ギタリストが夢遊病のように歩いていってしまうのを、看護婦が連れ戻してギターを持たせたり。

ドラマーは車椅子で連れてこられて、演奏直前までスイッチが切れたようになっていたり。

ボーカルのビリーの目つきもどこかおかしいですね。

面白い演出です。

小説「ライ麦畑でつかまえて」との関連

サリンジャーの小説「ライ麦畑でつかまえて」にかけた表現があるようです。

Billie Joe は、この小説の大ファンだそうです。

「ライ麦畑でつかまえて」は、若者の目線から、大人の社交辞令や美辞麗句を「嘘ばっかりで真実がひとつもない」と文句をいう青春小説です。

この小説全体が、whining 「文句をいう」であるとも言えるわけです。

冒頭の “Do you have the time to listen to me whine?” がそれです。

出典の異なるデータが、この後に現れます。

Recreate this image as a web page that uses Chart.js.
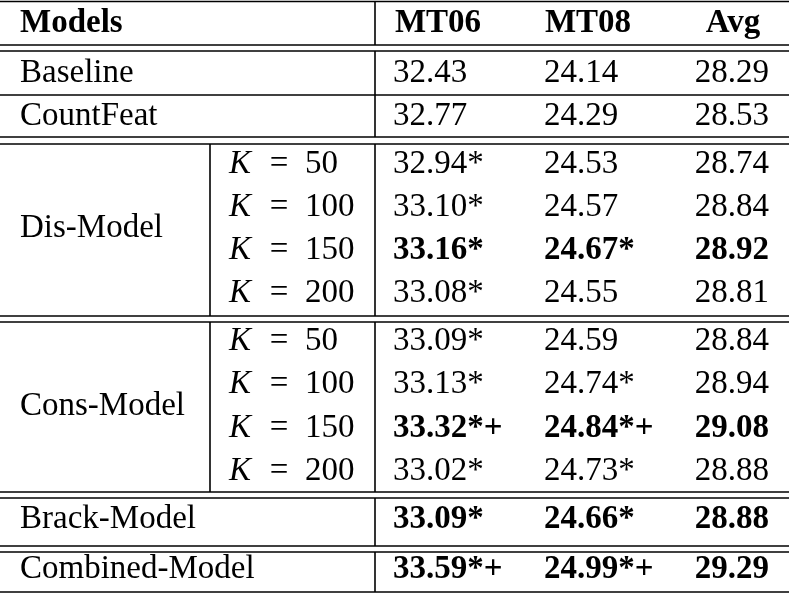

また小説には、主人公ホールデンが売春婦(whore)を呼ぶけれども、結局行為はしないというシーンがあります。

つまらない大人というものを否定し反抗するホールデンの姿は、パンクロックの精神をよく表していると言えるのかもしれません。

グリーンディがパンクであるか自体も議論があるようですが、ひとつの教養として、「ライ麦畑でつかまえて」とこの曲を結び付けられるのがカッコイイことは間違いないと思います。

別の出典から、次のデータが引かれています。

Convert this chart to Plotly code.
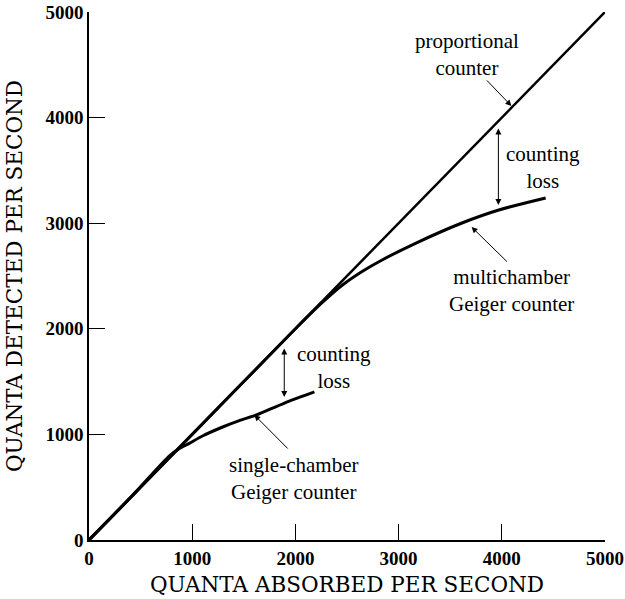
import plotly.graph_objects as go

# ---- data ----
prop_x = [0, 5000]
prop_y = [0, 5000]

single_x = [0, 400, 783, 880, 976, 1100, 1295, 1450, 1623, 1894, 2184]
single_y = [0, 400, 800, 868, 918, 985, 1070, 1128, 1184, 1297, 1402]

multi_x = [0, 1000, 2000, 2250, 2450, 2650, 2840, 3169, 3614, 3971, 4425]
multi_y = [0, 1000, 2000, 2240, 2410, 2545, 2652, 2812, 3002, 3125, 3239]

tick_vals = [0, 1000, 2000, 3000, 4000, 5000]
tick_text = ["0", "1000", "2000", "3000", "4000", "5000"]

SERIF = "Liberation Serif"

fig = go.Figure()
fig.add_trace(go.Scatter(x=prop_x, y=prop_y, mode="lines",
                         line=dict(color="black", width=2.5),
                         name="proportional counter", showlegend=False))
fig.add_trace(go.Scatter(x=single_x, y=single_y, mode="lines",
                         line=dict(color="black", width=3, shape="spline", smoothing=0.8),
                         name="single-chamber Geiger counter", showlegend=False))
fig.add_trace(go.Scatter(x=multi_x, y=multi_y, mode="lines",
                         line=dict(color="black", width=3, shape="spline", smoothing=0.8),
                         name="multichamber Geiger counter", showlegend=False))

txt_font = dict(family=SERIF, size=21, color="black")

labels = [
    (3658, 4600, "proportional<br>counter"),
    (4402, 3523, "counting<br>loss"),
    (4093, 2367, "multichamber<br>Geiger counter"),
    (2375, 1638, "counting<br>loss"),
    (1979, 578, "single-chamber<br>Geiger counter"),
]
annotations = []
for x, y, t in labels:
    annotations.append(dict(x=x, y=y, xref="x", yref="y", text=t, showarrow=False,
                            font=txt_font, align="center"))

# pointer arrows (tip, tail)
pointers = [
    ((4093, 4110), (3842, 4366)),
    ((3707, 2964), (4064, 2623)),
    ((1602, 1184), (1940, 852)),
]
for (tx, ty), (sx, sy) in pointers:
    annotations.append(dict(x=tx, y=ty, ax=sx, ay=sy, xref="x", yref="y",
                            axref="x", ayref="y", text="", showarrow=True,
                            arrowhead=2, arrowsize=1.2, arrowwidth=1, arrowcolor="black"))

# double-headed counting-loss arrows
doubles = [
    ((3967, 3911), (3967, 3172)),
    ((1892, 1828), (1892, 1354)),
]
for (x1, y1), (x2, y2) in doubles:
    annotations.append(dict(x=x2, y=y2, ax=x1, ay=y1, xref="x", yref="y",
                            axref="x", ayref="y", text="", showarrow=True,
                            arrowhead=2, startarrowhead=2, arrowside="end+start",
                            arrowsize=1.2, startarrowsize=1.2, arrowwidth=1,
                            arrowcolor="black"))

axis_common = dict(
    range=[0, 5000], tickvals=tick_vals, ticktext=tick_text,
    ticks="inside", ticklen=16, tickwidth=1.3, tickcolor="black",
    showline=True, linecolor="black", linewidth=1.5,
    showgrid=False, zeroline=False, automargin=False,
    ticklabeloverflow="allow",
    tickfont=dict(family=SERIF, size=19, color="black", weight="bold"),
)

fig.update_layout(
    width=625, height=599,
    margin=dict(l=89, r=20, t=12, b=59),
    paper_bgcolor="white", plot_bgcolor="white",
    xaxis=dict(**axis_common,
               title=dict(text="QUANTA ABSORBED PER SECOND",
                          font=dict(family="DejaVu Serif", size=21.5, color="black"),
                          standoff=9)),
    yaxis=dict(**axis_common,
               title=dict(text="QUANTA DETECTED PER SECOND",
                          font=dict(family="DejaVu Serif", size=21.5, color="black"),
                          standoff=17)),
    annotations=annotations,
)

# remove the browser's default 8px page margin so the figure sits at the window corner
fig.write_html("out.html",
               config={"displayModeBar": False},
               post_script="document.body.style.margin='0';")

(僕は、この記事のために調べものをしていて初めて知りました)

「ライ麦畑でつかまえて」という小説は好き嫌いが大きく分かれる本で、その影響の大きさは、死ぬときは棺桶に入れてくれと言う人もいるほどです。

アメリカ文学に興味がある人は、ぜひこの「ライ麦畑でつかまえて」も読んでみて下さい。

(僕自身は、実はあまり好きではありません。読んでも途中で飽きちゃう。)

文法解説

whine

whine は、「不満を表すためにわめき声を上げる」です。

犬が騒いでいたり、子供が泣き喚いているときに使います。

「レオンの犬がドアのそばで座って鳴いてクーンクーンという高い悲しそうな声:youtube)たんだ、だから散歩に連れてってやった方がいいかなと思ったんだ。」

「アリスちゃん、そうやってわめき続けているなら、連れて行かないよ?いいね?」

to make a long, high, sad sound:
Leon’s dog was sitting by the door whining, so I thought I’d better take it for a walk.

disapproving
If you whine, especially as a child, you complain or express disappointment or unhappiness repeatedly:
Alice, if you keep whining I won’t take you – do you understand?

cambridge dictionary

at once

at once は「いっぺんに」「すぐに」です。

at once
immediately:
You have to call him at once .
At once also means at the same time:
Everything happened at once – she graduated, got a job, and got married, all in June!

cambridge dictionary

all at once だと「いきなり / 急に」になります。

all が上の「いっぺんに、すぐに」を修飾していると考えれば、覚えやすく、混同もしません。

all at once
suddenly and unexpectedly:
All at once there was a loud crashing sound.

cambridge dictionary

give myself the creeps

give 人 the creeps は「人をぞっとさせる」です。

“人や場所があなたに the creeps を give するという場合、それらの人や場所があなたを不安で恐ろしくさせることを言う。その不安や恐怖は、特にそれらが未知で奇妙なものであることが原因で引き起こされる。”

「その家はぼくをぞっとさせる」

give somebody the creeps
if a person or place gives you the creeps, they make you feel nervous and a little frightened, especially because they are strange
That house gives me the creeps.

longman dictionary

cracking up

crack upは「(精神的に)いかれる」というスラングです。

爆笑するという意味もありますが、この曲にはそぐわないでしょう。

crack up
to become mentally ill:
I think she’s cracking up.

cambridge dictionary

crackは「ひび、割れ目」です。動詞で使えば、「硬いものを割る」になります。

また、up は「完了」という意味を持ちます。

心にひびが入って、その割れ目が大きくなり、最後には割れてしまう。そして心がおかしくなってしまうという言葉の成り立ちです。

なお、爆笑の crack up は、「叫ぶほどの激しい大きな笑い」です。

laughing mad hard. Almost to the point of crying. Laughing you split ends off. more than giggleing or laughing

urban dictionary

まとめ

歌詞の内容が多少奇妙だったりしても、曲を嫌いになったりはしないですよね。

英語の勉強になることにも変わりはないので、あなたがこの曲を好きなら、繰り返し聞いて、一字一句覚えて歌って見ましょう。

そうすれば、英会話のときにも自然にでてくるようになります。

ここまで読んでいただいて、ありがとうございました。